Trustees in Keller Independent School District unanimously passed a resolution rejecting the Biden administration’s recent rewrite of Title IX, the federal civil rights law designed to protect women from sex-based discrimination in education.

A federal court already struck down the 1,500-page revision, which added “gender identity” as a protected class.

Biden’s new interpretation of the law would have undermined Title IX’s protections for girls in K-12 schools by mandating compliance with radical gender ideology, forcing schools to allow boys into girls’ facilities and activities.
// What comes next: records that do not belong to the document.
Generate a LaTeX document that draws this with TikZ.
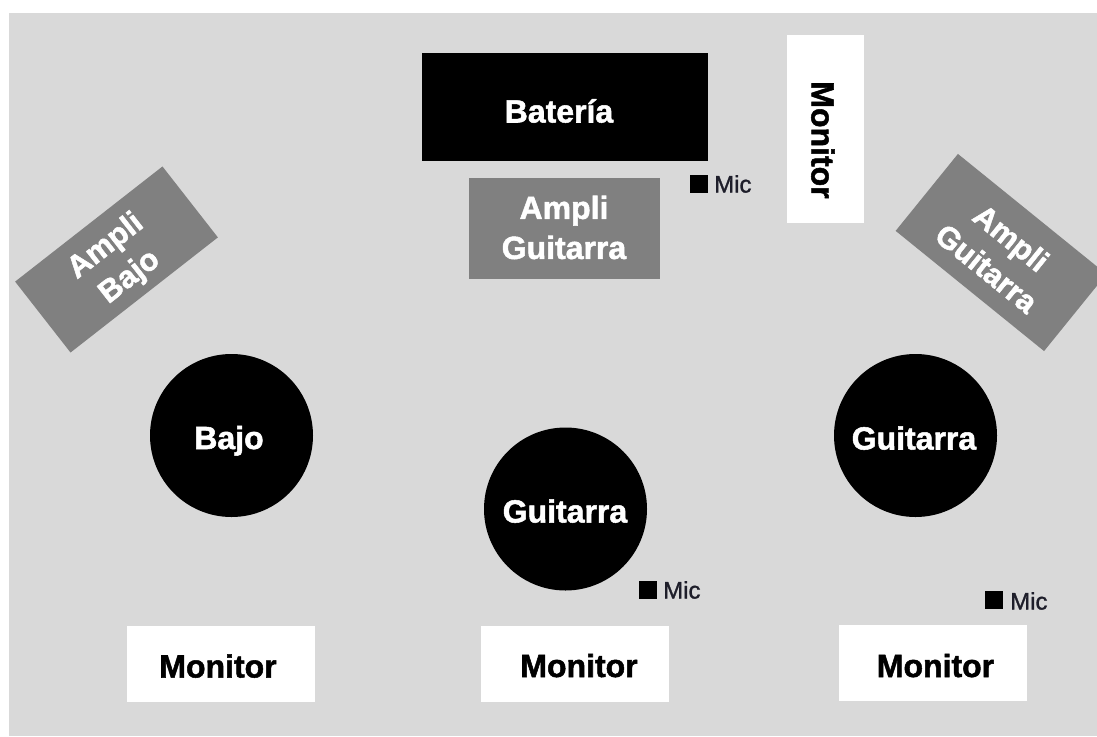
\documentclass[tikz,border=0pt]{standalone}
\usepackage{fontspec}
\setmainfont{Liberation Sans}
\newfontfamily\lblfont[FakeBold=1.6]{Liberation Sans Bold}
\newfontfamily\micfont[FakeBold=1.2]{Liberation Sans}
\definecolor{bggray}{HTML}{D9D9D9}
\definecolor{ampgray}{HTML}{808080}
\definecolor{mictext}{HTML}{1E1E2A}
\begin{document}
\begin{tikzpicture}[x=1pt,y=-1pt,
  shapebox/.style={inner sep=0pt,draw=none},
  txt/.style={inner sep=0pt,align=center,font=\lblfont\fontsize{32}{40}\selectfont},
  one/.style={txt,text height=23pt,text depth=0pt},
  drum/.style={shapebox,fill=black,minimum width=286pt,minimum height=108pt},
  amp/.style={shapebox,fill=ampgray},
  player/.style={shapebox,circle,fill=black,minimum size=163pt},
  monitorbox/.style={shapebox,fill=white,minimum width=188pt,minimum height=76pt},
  micsq/.style={fill=black,inner sep=0pt,minimum size=18pt},
  miclbl/.style={inner sep=0pt,anchor=west,text=mictext,font=\micfont\fontsize{24}{28}\selectfont}]
\useasboundingbox (0,0) rectangle (1097,736);
\fill[white] (0,0) rectangle (1097,736);
\fill[bggray] (9,13) rectangle (1097,736);

% drums
\node[drum] (bateria) at (565,107) {};
\node[one,text=white] (bateriat) at (559,111) {Batería};

% amps
\node[amp,minimum width=191pt,minimum height=101pt] (ampg1) at (564.5,228.5) {};
\node[txt,text=white] (ampg1t) at (564,227.5) {Ampli\\Guitarra};
\node[amp,minimum width=187pt,minimum height=90pt,rotate=38] (ampb) at (116.5,259.5) {};
\node[txt,text=white,rotate=38,font=\lblfont\fontsize{31}{39}\selectfont] (ampbt) at (118,262) {Ampli\\Bajo};
\node[amp,minimum width=191pt,minimum height=99pt,rotate=-39] (ampg2) at (1001,252.5) {};
\node[txt,text=white,rotate=-39,font=\lblfont\fontsize{31}{39}\selectfont] (ampg2t) at (999,253) {Ampli\\Guitarra};

% side-fill monitor
\node[shapebox,fill=white,minimum width=77pt,minimum height=188pt] (montop) at (825.5,129) {};
\node[one,text=black,rotate=-90] (montopt) at (823,140) {Monitor};

% mics
\node[micsq] (mic1sq) at (698.5,183.5) {};
\node[miclbl] (mic1) at (714,184) {Mic};

% players
\node[player] (bajo) at (231.5,435.5) {};
\node[one,text=white] (bajot) at (229,437.5) {Bajo};
\node[player] (guit1) at (565.5,509) {};
\node[one,text=white] (guit1t) at (565,511) {Guitarra};
\node[player] (guit2) at (915.5,435.5) {};
\node[one,text=white] (guit2t) at (914,438) {Guitarra};

\node[micsq] (mic2sq) at (647.5,589.5) {};
\node[miclbl] (mic2) at (663,590) {Mic};
\node[micsq] (mic3sq) at (994,600) {};
\node[miclbl] (mic3) at (1010,601) {Mic};

% wedge monitors
\node[monitorbox] (mon1) at (221,664) {};
\node[one,text=black] (mon1t) at (218,666) {Monitor};
\node[monitorbox] (mon2) at (575,664) {};
\node[one,text=black] (mon2t) at (579,665.5) {Monitor};
\node[monitorbox] (mon3) at (932.5,662.5) {};
\node[one,text=black] (mon3t) at (935.5,665.5) {Monitor};
\end{tikzpicture}
\end{document}
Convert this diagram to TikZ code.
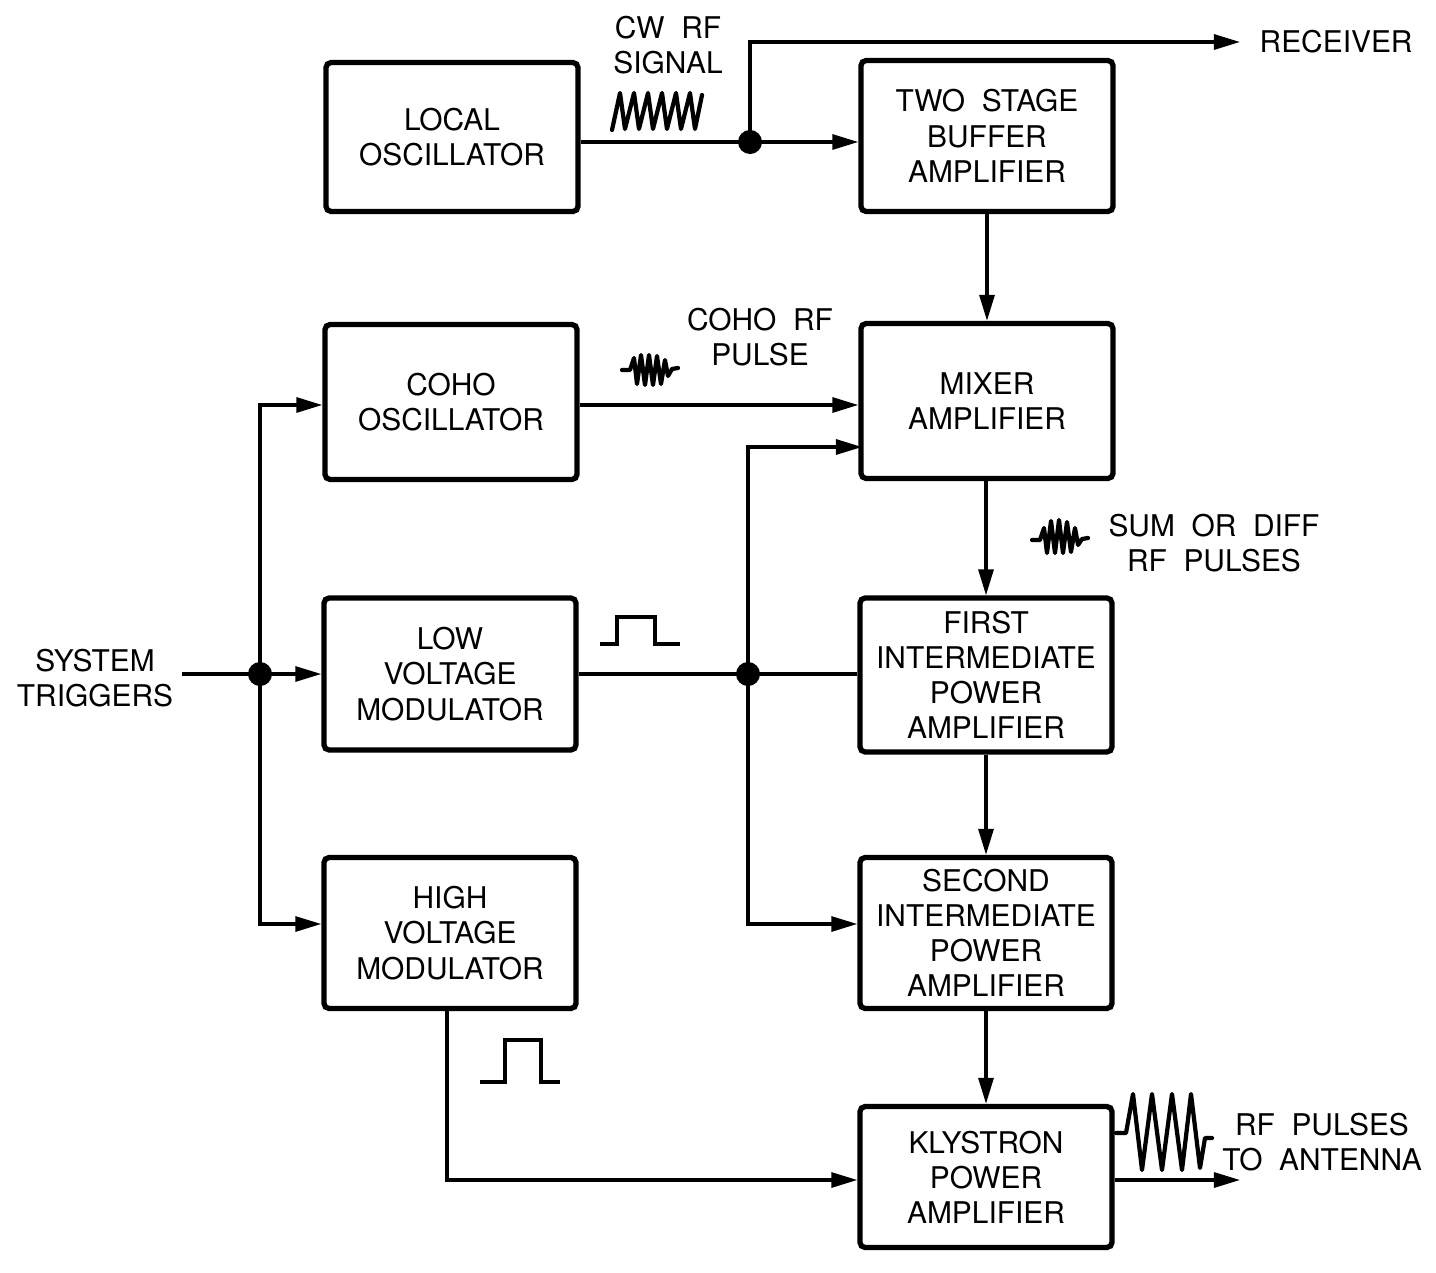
\documentclass[tikz,border=0pt]{standalone}
\usepackage{fontspec}
\setmainfont[WordSpace=2]{TeX Gyre Heros}
\usetikzlibrary{arrows.meta,calc}
\begin{document}
\begin{tikzpicture}[x=0.01cm,y=-0.01cm,
  box/.style={draw, line width=1.5pt, rounded corners=1.5pt, inner sep=0pt,
    minimum width=2.52cm, align=center, font=\fontsize{8.5}{10}\selectfont},
  lbl/.style={inner sep=0pt, align=center, font=\fontsize{8.5}{10}\selectfont},
  conn/.style={line width=0.9pt},
  arr/.style={line width=0.9pt, -{Triangle[length=0.26cm,width=0.15cm]}},
  wave/.style={line width=1.2pt, line join=round, line cap=round},
  dot/.style={circle, fill=black, inner sep=0pt, minimum size=0.24cm}
]
\useasboundingbox (0,0) rectangle (1436,1273);

% boxes
\node[box, minimum height=1.49cm] (lo)   at (452,137)  {LOCAL\\OSCILLATOR};
\node[box, minimum height=1.51cm] (buf)  at (987,136)  {TWO STAGE\\BUFFER\\AMPLIFIER};
\node[box, minimum height=1.55cm] (coho) at (451,402)  {COHO\\OSCILLATOR};
\node[box, minimum height=1.55cm] (mix)  at (987,401)  {MIXER\\AMPLIFIER};
\node[box, minimum height=1.52cm] (lvm)  at (450,674)  {LOW\\VOLTAGE\\MODULATOR};
\node[box, minimum height=1.54cm] (fipa) at (986,675)  {FIRST\\INTERMEDIATE\\POWER\\AMPLIFIER};
\node[box, minimum height=1.51cm] (hvm)  at (450,933)  {HIGH\\VOLTAGE\\MODULATOR};
\node[box, minimum height=1.51cm] (sipa) at (986,933)  {SECOND\\INTERMEDIATE\\POWER\\AMPLIFIER};
\node[box, minimum height=1.41cm] (kly)  at (986,1177) {KLYSTRON\\POWER\\AMPLIFIER};

% labels
\node[lbl] (cwl)   at (668,45)   {CW RF\\SIGNAL};
\node[lbl] (cohol) at (760,337)  {COHO RF\\PULSE};
\node[lbl] (suml)  at (1214,543) {SUM OR DIFF\\RF PULSES};
\node[lbl] (antl)  at (1322,1142) {RF PULSES\\TO ANTENNA};
\node[lbl] (stl)   at (95,678)   {SYSTEM\\TRIGGERS};
\node[lbl, anchor=west] (rcvl) at (1259,42) {RECEIVER};

% junctions / coordinates
\coordinate (j1) at (750,142);
\coordinate (rcv) at (1240,42);
\coordinate (j2) at (748,674);
\coordinate (m2) at (862,447);
\coordinate (s2) at ($(sipa.west)+(0,-9)$);
\coordinate (st) at (182,674);
\coordinate (j3) at (260,674);
\coordinate (h2) at ($(hvm.west)+(0,-9)$);
\coordinate (ant) at (1240,1177);

% connectors
\draw[conn] (lo.east |- j1) -- (j1);
\draw[arr] (j1) -- (j1 -| buf.west);
\draw[arr] (j1) |- (rcv);
\draw[arr] (buf.south) -- (mix.north);
\draw[arr] (coho.east |- 0,405) -- (mix.west |- 0,405);
\draw[arr] (mix.south -| fipa.north) -- (fipa.north);
\draw[arr] (fipa.south) -- (sipa.north);
\draw[arr] (sipa.south) -- (kly.north);
\draw[conn] (lvm.east) -- (lvm.east -| fipa.west);
\draw[arr] (j2) |- (m2);
\draw[arr] (j2) |- (s2);
\draw[conn] (st) -- (j3);
\draw[arr] (j3) -- (lvm.west);
\draw[arr] (j3) |- (coho.west |- 0,405);
\draw[arr] (j3) |- (h2);
\draw[arr] (447,1008) |- (kly.west |- 0,1180);
\draw[arr] (kly.east |- 0,1180) -- (ant |- 0,1180);

\node[dot] at (j1) {};
\node[dot] at (j2) {};
\node[dot] at (j3) {};

% waveforms
\draw[wave] (612,130) -- (620,93) -- (625,129) -- (634,93) -- (639,129) -- (648,93) -- (653,129) -- (662,93) -- (667,129) -- (676,93) -- (681,129) -- (690,93) -- (695,129) -- (702,95);
\draw[wave] (622,370) -- (630,370) -- (634,358) -- (637,384) -- (641,355) -- (645,385) -- (649,355) -- (653,385) -- (657,356) -- (661,384) -- (665,360) -- (668,376) -- (672,369) -- (678,368);
\draw[wave] (1032,540) -- (1040,540) -- (1044,528) -- (1047,553) -- (1051,521) -- (1055,553) -- (1059,520) -- (1063,553) -- (1067,522) -- (1071,552) -- (1075,528) -- (1078,545) -- (1082,539) -- (1088,538);
\draw[line width=1.1pt] (600,644) -- (617,644) -- (617,617) -- (655,617) -- (655,644) -- (680,644);
\draw[line width=1.4pt] (480,1082) -- (505,1082) -- (505,1040) -- (541,1040) -- (541,1082) -- (560,1082);
\draw[wave] (1116,1133) -- (1126,1133) -- (1133,1094) -- (1142,1170) -- (1152,1094) -- (1162,1170) -- (1172,1094) -- (1182,1170) -- (1191,1094) -- (1200,1168) -- (1205,1138) -- (1212,1138);
\end{tikzpicture}
\end{document}
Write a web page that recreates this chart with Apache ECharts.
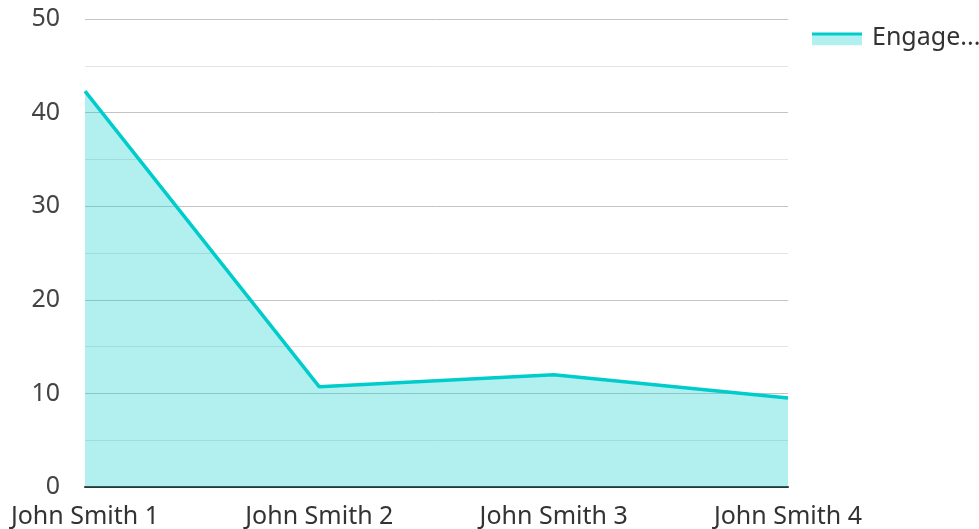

Schools that refused were threatened with loss of federal education funds.

Trustee Chris Coker called Biden’s Title IX rewrite “extreme government overreach” and said he was “extremely happy” to sign the resolution protecting women.

Keller ISD trustees adopted privacy and free speech policies last June that require sex-separated personal spaces and prevent anyone from being forced to use particular pronouns.

The resolution adopted at Thursday night’s school board meeting denounces the Biden administration’s Title IX revision, expressing Keller ISD’s “deep concern over the negative impact it will have on female students.” The document affirms:

  • The unique characteristics of the two human genders—male and female—are distinct, valuable, and immutable;
  • The words “female,” “girl,” and “woman” are an essential recognition of scientific reality, which must have priority over language of preferred personal identification; and
  • Female athletes should be able to compete with dignity and have equal chances of opportunity and success.

The resolution also confirms Keller ISD will:

  • Ensure women and girls are not sidelined, or their safety jeopardized, to validate the feelings and identity of males;
  • Protect female sports, restrooms, locker rooms, and other sex-specific spaces; and
  • Not implement or consider any policy or procedural changes that would disenfranchise female students.

Trustee Joni Shaw Smith emphasized the importance of the resolution for girls participating in sports.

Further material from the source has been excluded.